▸ Goal: Skip any picture you find and retype all the remaining lines exactly.

--- Extracted records ---

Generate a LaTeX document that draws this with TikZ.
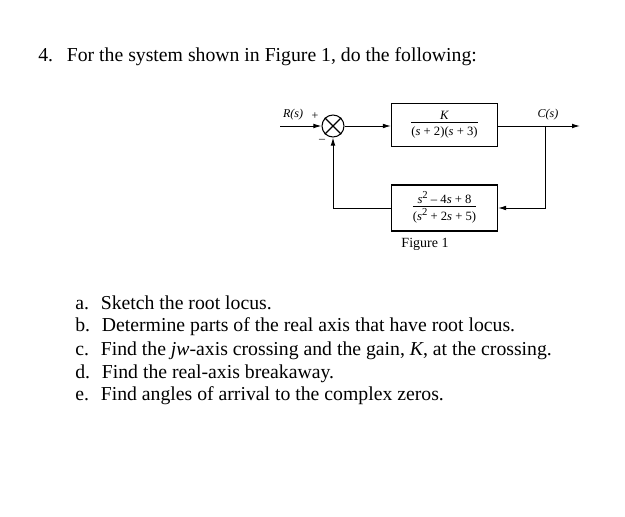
\documentclass[tikz,border=0pt]{standalone}
\usepackage{fontspec}
\setmainfont{Liberation Serif}
\usetikzlibrary{arrows.meta}
\newcommand{\sv}{\textit{s}}
\newcommand{\sq}{\raisebox{3.5pt}{\fontsize{8}{8}\selectfont 2}}
\newcommand{\fracline}[2]{\begin{tabular}{@{}c@{}}#1\\[-1pt]\hline\rule{0pt}{10pt}#2\end{tabular}}
\begin{document}
\begin{tikzpicture}[x=0.75pt,y=-0.75pt,
  blk/.style={draw,line width=0.9pt,minimum width=106*0.75pt,inner sep=0pt,font=\fontsize{9.5}{10}\selectfont},
  sig/.style={line width=0.7pt,-{Latex[length=6pt,width=3.5pt]}},
  ln/.style={line width=0.7pt},
  lbl/.style={font=\fontsize{9}{9}\selectfont\itshape},
  txt/.style={anchor=west,font=\fontsize{14.8}{17}\selectfont,inner sep=0pt}]
\useasboundingbox (0,0) rectangle (625,517);
\node[txt] (title) at (38,57) {4.\hspace{0.7em}For the system shown in Figure 1, do the following:};
\node[draw,circle,line width=0.8pt,minimum size=22*0.75pt,inner sep=0pt] (sum) at (333,126) {};
\draw[line width=0.8pt] (sum.45)--(sum.225) (sum.135)--(sum.315);
\node[blk,minimum height=43*0.75pt] (g) at (444.5,125) {\fracline{\textit{K}}{(\sv{} + 2)(\sv{} + 3)}};
\node[blk,minimum height=46*0.75pt] (h) at (444.5,208) {\fracline{\sv\sq{} -- 4\sv{} + 8}{(\sv\sq{} + 2\sv{} + 5)}};
\coordinate (in) at (280,126);
\coordinate (br) at (545,126);
\coordinate (out) at (580,126);
\draw[sig] (in)--(sum);
\draw[sig] (sum)--(sum-|g.west);
\draw[ln] (br-|g.east)--(br);
\draw[sig] (br)--(out);
\draw[sig] (br)|-(h.east);
\draw[sig] (h.west)-|(sum.south);
\node[lbl] (r) at (293,115) {R(s)};
\node[font=\fontsize{9}{9}\selectfont] (plus) at (315,116) {+};
\node[font=\fontsize{9}{9}\selectfont] (minus) at (322,141) {--};
\node[lbl] (c) at (548,115) {C(s)};
\node[font=\fontsize{10.5}{11}\selectfont] (fig) at (425,244) {Figure 1};
\node[txt] (a) at (75,303) {a.\hspace{0.6em}Sketch the root locus.};
\node[txt] (b) at (75,327) {b.\hspace{0.6em}Determine parts of the real axis that have root locus.};
\node[txt] (cc) at (75,351) {c.\hspace{0.6em}Find the \textit{jw}-axis crossing and the gain, \textit{K}, at the crossing.};
\node[txt] (d) at (75,374) {d.\hspace{0.6em}Find the real-axis breakaway.};
\node[txt] (e) at (75,396) {e.\hspace{0.6em}Find angles of arrival to the complex zeros.};
\end{tikzpicture}
\end{document}
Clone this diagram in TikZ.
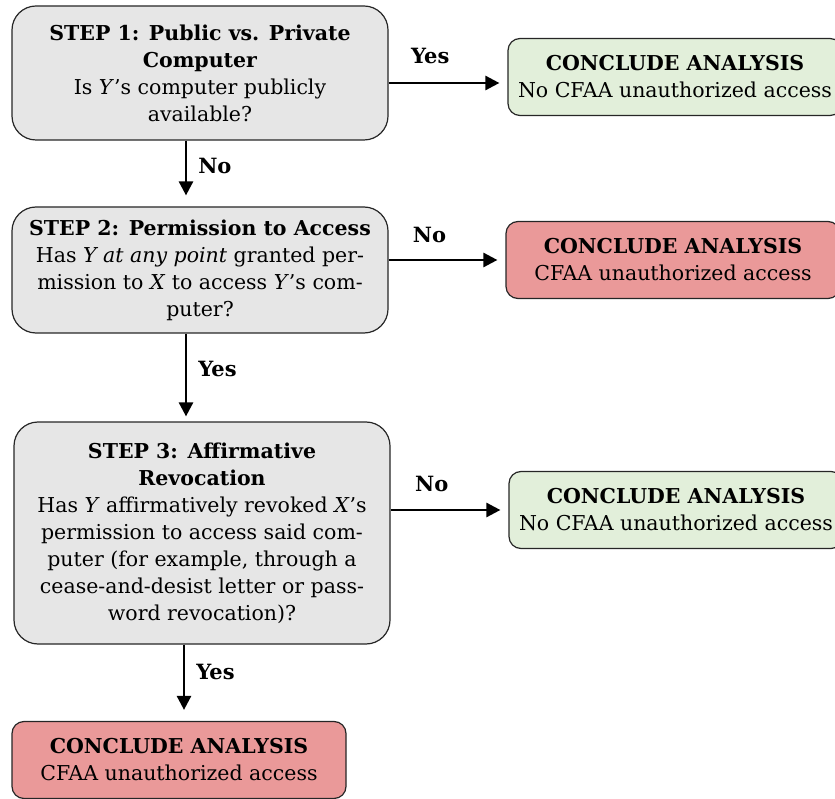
\documentclass[tikz,border=0pt]{standalone}
\usepackage{fontspec}
\setmainfont{DejaVu Serif}
\usetikzlibrary{arrows.meta}

\definecolor{boxgray}{RGB}{230,230,230}
\definecolor{okgreen}{RGB}{226,239,218}
\definecolor{badred}{RGB}{234,153,153}

\tikzset{
  stepbox/.style={draw=black!85, fill=boxgray, rounded corners=24pt, line width=1.2pt,
    align=center, minimum width=376pt, inner sep=0pt, font=\fontsize{20.5}{27}\selectfont},
  endbox/.style={draw=black!85, rounded corners=12pt, line width=1.2pt, align=center,
    minimum width=334pt, minimum height=77pt, inner sep=0pt, font=\fontsize{20.5}{27}\selectfont},
  flow/.style={-{Triangle[length=14pt,width=14pt]}, line width=2.6pt},
  lab/.style={font=\fontsize{21}{22}\selectfont\bfseries, inner sep=3pt}
}

\begin{document}
\begin{tikzpicture}[x=1pt,y=-1pt]
\useasboundingbox (0,0) rectangle (835,799);
\clip (0,0) rectangle (835,799);

% questions
\node[stepbox, minimum height=134pt] (s1) at (200,73)
  {\textbf{STEP 1: Public vs. Private}\\ \textbf{Computer}\\
   Is \textit{Y}'s computer publicly\\ available?};
\node[stepbox, minimum height=126pt] (s2) at (200,270)
  {\textbf{STEP 2: Permission to Access}\\
   Has \textit{Y at any point} granted per-\\
   mission to \textit{X} to access \textit{Y}'s com-\\ puter?};
\node[stepbox, minimum height=222pt] (s3) at (202,533)
  {\textbf{STEP 3: Affirmative}\\ \textbf{Revocation}\\
   Has \textit{Y} affirmatively revoked \textit{X}'s\\
   permission to access said com-\\
   puter (for example, through a\\
   cease-and-desist letter or pass-\\
   word revocation)?};

% outcomes
\node[endbox, fill=okgreen] (c1) at (675,77)
  {\textbf{CONCLUDE ANALYSIS}\\ No CFAA unauthorized access};
\node[endbox, fill=badred] (c2) at (673,260)
  {\textbf{CONCLUDE ANALYSIS}\\ CFAA unauthorized access};
\node[endbox, fill=okgreen] (c3) at (676,510)
  {\textbf{CONCLUDE ANALYSIS}\\ No CFAA unauthorized access};
\node[endbox, fill=badred] (c4) at (179,760)
  {\textbf{CONCLUDE ANALYSIS}\\ CFAA unauthorized access};

% connectors
\draw[flow, shorten >=8pt] ([yshift=-6pt]s1.east |- c1.west) -- ([yshift=-6pt]c1.west)
  node[lab, pos=.35, above=15pt] {Yes};
\draw[flow, shorten >=11pt] ([xshift=-14pt]s1.south) -- ([xshift=-14pt]s2.north)
  node[lab, pos=.38, right=8pt] {No};
\draw[flow, shorten >=8pt] (s2.east |- c2.west) -- (c2.west)
  node[lab, pos=.35, above=13pt] {No};
\draw[flow, shorten >=5pt] ([xshift=-14pt]s2.south) -- ([xshift=-14pt]s2.south |- s3.north)
  node[lab, pos=.4, right=8pt] {Yes};
\draw[flow, shorten >=8pt] (s3.east |- c3.west) -- (c3.west)
  node[lab, pos=.35, above=14pt] {No};
\draw[flow, shorten >=11pt] ([xshift=-18pt]s3.south) -- ([xshift=-18pt]s3.south |- c4.north)
  node[lab, pos=.36, right=8pt] {Yes};
\end{tikzpicture}
\end{document}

---

▸ Expected answer:
Generate a LaTeX document that draws this with TikZ.
\documentclass[tikz,border=0pt]{standalone}
\usepackage{fontspec}
\setmainfont{Liberation Serif}
\usetikzlibrary{arrows.meta}
\newcommand{\sv}{\textit{s}}
\newcommand{\sq}{\raisebox{3.5pt}{\fontsize{8}{8}\selectfont 2}}
\newcommand{\fracline}[2]{\begin{tabular}{@{}c@{}}#1\\[-1pt]\hline\rule{0pt}{10pt}#2\end{tabular}}
\begin{document}
\begin{tikzpicture}[x=0.75pt,y=-0.75pt,
  blk/.style={draw,line width=0.9pt,minimum width=106*0.75pt,inner sep=0pt,font=\fontsize{9.5}{10}\selectfont},
  sig/.style={line width=0.7pt,-{Latex[length=6pt,width=3.5pt]}},
  ln/.style={line width=0.7pt},
  lbl/.style={font=\fontsize{9}{9}\selectfont\itshape},
  txt/.style={anchor=west,font=\fontsize{14.8}{17}\selectfont,inner sep=0pt}]
\useasboundingbox (0,0) rectangle (625,517);
\node[txt] (title) at (38,57) {4.\hspace{0.7em}For the system shown in Figure 1, do the following:};
\node[draw,circle,line width=0.8pt,minimum size=22*0.75pt,inner sep=0pt] (sum) at (333,126) {};
\draw[line width=0.8pt] (sum.45)--(sum.225) (sum.135)--(sum.315);
\node[blk,minimum height=43*0.75pt] (g) at (444.5,125) {\fracline{\textit{K}}{(\sv{} + 2)(\sv{} + 3)}};
\node[blk,minimum height=46*0.75pt] (h) at (444.5,208) {\fracline{\sv\sq{} -- 4\sv{} + 8}{(\sv\sq{} + 2\sv{} + 5)}};
\coordinate (in) at (280,126);
\coordinate (br) at (545,126);
\coordinate (out) at (580,126);
\draw[sig] (in)--(sum);
\draw[sig] (sum)--(sum-|g.west);
\draw[ln] (br-|g.east)--(br);
\draw[sig] (br)--(out);
\draw[sig] (br)|-(h.east);
\draw[sig] (h.west)-|(sum.south);
\node[lbl] (r) at (293,115) {R(s)};
\node[font=\fontsize{9}{9}\selectfont] (plus) at (315,116) {+};
\node[font=\fontsize{9}{9}\selectfont] (minus) at (322,141) {--};
\node[lbl] (c) at (548,115) {C(s)};
\node[font=\fontsize{10.5}{11}\selectfont] (fig) at (425,244) {Figure 1};
\node[txt] (a) at (75,303) {a.\hspace{0.6em}Sketch the root locus.};
\node[txt] (b) at (75,327) {b.\hspace{0.6em}Determine parts of the real axis that have root locus.};
\node[txt] (cc) at (75,351) {c.\hspace{0.6em}Find the \textit{jw}-axis crossing and the gain, \textit{K}, at the crossing.};
\node[txt] (d) at (75,374) {d.\hspace{0.6em}Find the real-axis breakaway.};
\node[txt] (e) at (75,396) {e.\hspace{0.6em}Find angles of arrival to the complex zeros.};
\end{tikzpicture}
\end{document}
Clone this diagram in TikZ.
\documentclass[tikz,border=0pt]{standalone}
\usepackage{fontspec}
\setmainfont{DejaVu Serif}
\usetikzlibrary{arrows.meta}

\definecolor{boxgray}{RGB}{230,230,230}
\definecolor{okgreen}{RGB}{226,239,218}
\definecolor{badred}{RGB}{234,153,153}

\tikzset{
  stepbox/.style={draw=black!85, fill=boxgray, rounded corners=24pt, line width=1.2pt,
    align=center, minimum width=376pt, inner sep=0pt, font=\fontsize{20.5}{27}\selectfont},
  endbox/.style={draw=black!85, rounded corners=12pt, line width=1.2pt, align=center,
    minimum width=334pt, minimum height=77pt, inner sep=0pt, font=\fontsize{20.5}{27}\selectfont},
  flow/.style={-{Triangle[length=14pt,width=14pt]}, line width=2.6pt},
  lab/.style={font=\fontsize{21}{22}\selectfont\bfseries, inner sep=3pt}
}

\begin{document}
\begin{tikzpicture}[x=1pt,y=-1pt]
\useasboundingbox (0,0) rectangle (835,799);
\clip (0,0) rectangle (835,799);

% questions
\node[stepbox, minimum height=134pt] (s1) at (200,73)
  {\textbf{STEP 1: Public vs. Private}\\ \textbf{Computer}\\
   Is \textit{Y}'s computer publicly\\ available?};
\node[stepbox, minimum height=126pt] (s2) at (200,270)
  {\textbf{STEP 2: Permission to Access}\\
   Has \textit{Y at any point} granted per-\\
   mission to \textit{X} to access \textit{Y}'s com-\\ puter?};
\node[stepbox, minimum height=222pt] (s3) at (202,533)
  {\textbf{STEP 3: Affirmative}\\ \textbf{Revocation}\\
   Has \textit{Y} affirmatively revoked \textit{X}'s\\
   permission to access said com-\\
   puter (for example, through a\\
   cease-and-desist letter or pass-\\
   word revocation)?};

% outcomes
\node[endbox, fill=okgreen] (c1) at (675,77)
  {\textbf{CONCLUDE ANALYSIS}\\ No CFAA unauthorized access};
\node[endbox, fill=badred] (c2) at (673,260)
  {\textbf{CONCLUDE ANALYSIS}\\ CFAA unauthorized access};
\node[endbox, fill=okgreen] (c3) at (676,510)
  {\textbf{CONCLUDE ANALYSIS}\\ No CFAA unauthorized access};
\node[endbox, fill=badred] (c4) at (179,760)
  {\textbf{CONCLUDE ANALYSIS}\\ CFAA unauthorized access};

% connectors
\draw[flow, shorten >=8pt] ([yshift=-6pt]s1.east |- c1.west) -- ([yshift=-6pt]c1.west)
  node[lab, pos=.35, above=15pt] {Yes};
\draw[flow, shorten >=11pt] ([xshift=-14pt]s1.south) -- ([xshift=-14pt]s2.north)
  node[lab, pos=.38, right=8pt] {No};
\draw[flow, shorten >=8pt] (s2.east |- c2.west) -- (c2.west)
  node[lab, pos=.35, above=13pt] {No};
\draw[flow, shorten >=5pt] ([xshift=-14pt]s2.south) -- ([xshift=-14pt]s2.south |- s3.north)
  node[lab, pos=.4, right=8pt] {Yes};
\draw[flow, shorten >=8pt] (s3.east |- c3.west) -- (c3.west)
  node[lab, pos=.35, above=14pt] {No};
\draw[flow, shorten >=11pt] ([xshift=-18pt]s3.south) -- ([xshift=-18pt]s3.south |- c4.north)
  node[lab, pos=.36, right=8pt] {Yes};
\end{tikzpicture}
\end{document}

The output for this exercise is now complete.